3.4 Het oordeel van de voorzitter ten aanzien van klachtonderdeel f) is niet consistent, innerlijk tegenstrijdig en verhoudt zich niet met de overwegingen van de voorzitter ten aanzien van de andere klachtonderdelen. Aan de ene kant gaat de voorzitter er immers vanuit dat het arbeidsrechtelijke geschil is beëindigd met de ondertekening van de vaststellingsovereenkomst van 31 januari 2015, maar aan de andere kant gaat zij er vanuit dat klager tot nu toe steeds zelf de correspondentie heeft gevoerd en zich geen advocaat heeft gemeld.

4 BEOORDELING

4.1 De raad is van oordeel dat de voorzitter bij de beoordeling de juiste maatstaf heeft toegepast en voorts acht heeft geslagen op alle relevante omstandigheden van het geval. Naar het oordeel van de raad kunnen de door klager aangevoerde gronden niet slagen en heeft de voorzitter de klacht terecht en op juiste gronden kennelijk ongegrond bevonden. De raad overweegt hierbij dat de brief van verweerder van 7 juni 2016 inderdaad ziet op de relatie tussen klager en F én op de relatie tussen S en F. Verweerder heeft in de brief immers gevraagd naar het rekeningnummer van S. De raad vermag echter niet in te zien waarom deze praktische handeling tuchtrechtelijk verwijtbaar zou zijn.

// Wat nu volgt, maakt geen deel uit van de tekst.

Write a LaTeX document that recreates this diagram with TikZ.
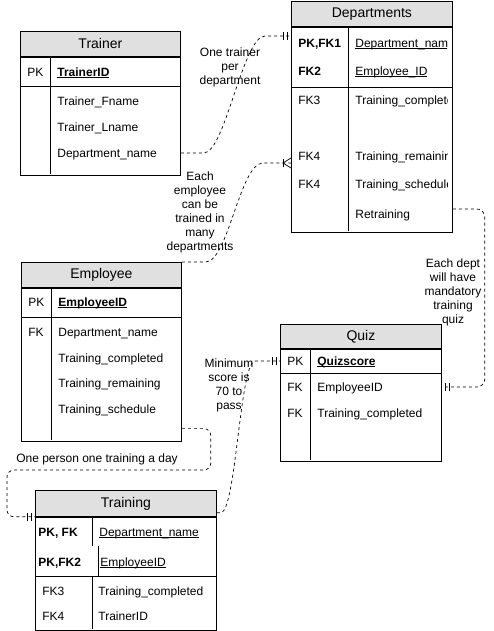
\documentclass[tikz,border=0pt]{standalone}
\usepackage{fontspec}
\setmainfont{Liberation Sans}
\usetikzlibrary{calc,decorations.markings}
\definecolor{hdrgray}{HTML}{E0E0E0}
\newcommand{\keyul}[1]{\setbox0\hbox{#1}\rlap{\rule[-1.8pt]{\wd0}{0.7pt}}\box0}

\tikzset{
  hdr/.style={draw, fill=hdrgray, anchor=north west, inner sep=0pt, font=\fontsize{14}{16}\selectfont},
  tbl/.style={draw, anchor=north west, inner sep=0pt},
  fld/.style={anchor=west, inner sep=0pt, text height=10.5pt, text depth=2pt, font=\fontsize{12}{14}\selectfont},
  note/.style={align=center, inner sep=0pt, font=\fontsize{12}{14}\selectfont},
  rel/.style={line width=0.7pt, dash pattern=on 3pt off 3pt},
  one/.style={postaction={decorate, decoration={markings, mark=at position 1 with {
      \draw[solid, sharp corners, line width=0.7pt] (-4pt,-4pt) -- (-4pt,4pt);
      \draw[solid, sharp corners, line width=0.7pt] (-8pt,-4pt) -- (-8pt,4pt);}}}},
  many/.style={postaction={decorate, decoration={markings, mark=at position 1 with {
      \draw[solid, sharp corners, line width=0.7pt] (-8pt,-4pt) -- (-8pt,4pt);
      \draw[solid, sharp corners, line width=0.7pt] (0pt,-5pt) -- (-8pt,0pt) -- (0pt,5pt);}}}},
}

\begin{document}
\begin{tikzpicture}[x=1pt,y=-1pt,line width=0.8pt]
  \useasboundingbox (0,0) rectangle (493,631);

  % Trainer table
  \node[hdr, minimum width=160pt, minimum height=25pt] (trainerH) at (20,31) {Trainer};
  \node[tbl, minimum width=160pt, minimum height=118pt] (trainer) at (trainerH.south west) {};
  \draw (20,86) -- (180,86);
  \draw (50,56) -- (50,174);
  \node[fld] (trainerPK) at (27,72) {PK};
  \node[fld] (trainerID) at (57,72) {\keyul{\textbf{TrainerID}}};
  \node[fld] (trainerFn) at (57,101) {Trainer\_Fname};
  \node[fld] (trainerLn) at (57,127) {Trainer\_Lname};
  \node[fld] (trainerDep) at (57,153) {Department\_name};

  % Departments table
  \node[hdr, minimum width=161pt, minimum height=25pt] (deptH) at (291,1) {Departments};
  \node[tbl, minimum width=161pt, minimum height=205pt] (dept) at (deptH.south west) {};
  \draw (291,87) -- (452,87);
  \draw (348,26) -- (348,231);
  \node[fld] (deptK1) at (298,43) {\textbf{PK,FK1}};
  \node[fld] (deptK2) at (298,71) {\textbf{FK2}};
  \node[fld] (deptFK3) at (298,100) {FK3};
  \node[fld] (deptFK4) at (298,156) {FK4};
  \node[fld] (deptFK4b) at (298,184) {FK4};
  \begin{scope}
    \clip (348,26) rectangle (447,231);
    \node[fld] (deptName) at (355,43) {\keyul{Department\_name}};
    \node[fld] (deptEmp) at (355,71) {\keyul{Employee\_ID}};
    \node[fld] (deptDone) at (355,100) {Training\_completed};
    \node[fld] (deptLeft) at (355,156) {Training\_remaining};
    \node[fld] (deptSched) at (355,184) {Training\_schedule};
    \node[fld] (deptRetr) at (355,214) {Retraining};
  \end{scope}

  % Employee table
  \node[hdr, minimum width=160pt, minimum height=25pt] (empH) at (21,262) {Employee};
  \node[tbl, minimum width=160pt, minimum height=153pt] (emp) at (empH.south west) {};
  \draw (21,317) -- (181,317);
  \draw (51,287) -- (51,440);
  \node[fld] (empPK) at (28,302) {PK};
  \node[fld] (empFK) at (28,332) {FK};
  \node[fld] (empID) at (58,302) {\keyul{\textbf{EmployeeID}}};
  \node[fld] (empDep) at (58,332) {Department\_name};
  \node[fld] (empDone) at (58,358) {Training\_completed};
  \node[fld] (empLeft) at (58,383) {Training\_remaining};
  \node[fld] (empSched) at (58,409) {Training\_schedule};

  % Quiz table
  \node[hdr, minimum width=161pt, minimum height=24pt] (quizH) at (280,324) {Quiz};
  \node[tbl, minimum width=161pt, minimum height=112pt] (quiz) at (quizH.south west) {};
  \draw (280,373) -- (441,373);
  \draw (310,348) -- (310,460);
  \node[fld] (quizK) at (287,361) {PK};
  \node[fld] (quizK2) at (287,387) {FK};
  \node[fld] (quizK3) at (287,413) {FK};
  \node[fld] (quizPK) at (317,361) {\keyul{\textbf{Quizscore}}};
  \node[fld] (quizEmp) at (317,387) {EmployeeID};
  \node[fld] (quizDone) at (317,413) {Training\_completed};

  % Training table
  \node[hdr, minimum width=181pt, minimum height=26pt] (trainH) at (35,490) {Training};
  \node[tbl, minimum width=181pt, minimum height=113pt] (train) at (trainH.south west) {};
  \draw (35,576) -- (216,576);
  \draw (92,516) -- (92,546);
  \draw (98,546) -- (98,576);
  \draw (92,576) -- (92,629);
  \node[fld] (trainK1) at (38,532) {\textbf{PK, FK}};
  \node[fld] (trainK2) at (38,562) {\textbf{PK,FK2}};
  \node[fld] (trainK3) at (42,591) {FK3};
  \node[fld] (trainK4) at (42,616) {FK4};
  \node[fld] (trainDep) at (99,532) {\keyul{Department\_name}};
  \node[fld] (trainEmp) at (100,562) {\keyul{EmployeeID}};
  \node[fld] (trainDone) at (98,591) {Training\_completed};
  \node[fld] (trainTr) at (98,616) {TrainerID};

  % Notes
  \node[note] (noteTrainer) at (230,67) {One trainer\\per\\department};
  \node[note] (noteEmp) at (200,212) {Each\\employee\\can be\\trained in\\many\\departments};
  \node[note] (noteQuiz) at (453,292) {Each dept\\will have\\mandatory\\training\\quiz};
  \node[note] (noteScore) at (229,385) {Minimum\\score is\\70 to\\pass};
  \node[note] (noteDay) at (97,459) {One person one training a day};

  % Relationships
  \draw[rel, one] (trainer.east |- trainerDep) -- ++(23,0)
    .. controls (225,153) and (243,36) .. (265,36) -- ($(dept.west |- deptK1)+(0,-7)$);
  \draw[rel, many] (empH.north east) -- ++(24,0)
    .. controls (228,262) and (240,163) .. (263,163) -- ($(dept.west |- deptFK4)+(0,7)$);
  \draw[rel, one, rounded corners=8pt] ($(dept.east |- deptRetr)+(0,-5)$) -- ++(32,0) |- (quiz.east |- quizEmp);
  \draw[rel, one] ($(trainH.south east)+(0,-4)$) -- ++(4,0)
    .. controls (236,512) and (240,361) .. (255,361) -- (quiz.west |- quizPK);
  \draw[rel, one, rounded corners=7pt] ($(emp.south east)+(0,-13)$) -- ++(29,0) |- (7,470) |- (trainH.south west);
\end{tikzpicture}
\end{document}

4.2 Nu het verzet van klager tegen de beslissing van de voorzitter ook overigens geen nieuwe gezichtspunten oplevert is er geen plaats voor verder onderzoek naar de klacht en moet het verzet ongegrond worden verklaard.

BESLISSING

De raad van discipline:

 verklaart het verzet ongegrond.

Aldus beslist door mr. Q.R.M. Falger, voorzitter, mrs. A.S. Kamphuis en H.C.M.J. Karskens, leden, bijgestaan door mr. S. van Excel als griffier en uitgesproken ter openbare zitting van 20 maart 2017.

Griffier Voorzitter

mededelingen van de griffier ter informatie:

Deze beslissing is in afschrift op 20 maart 2017 verzonden.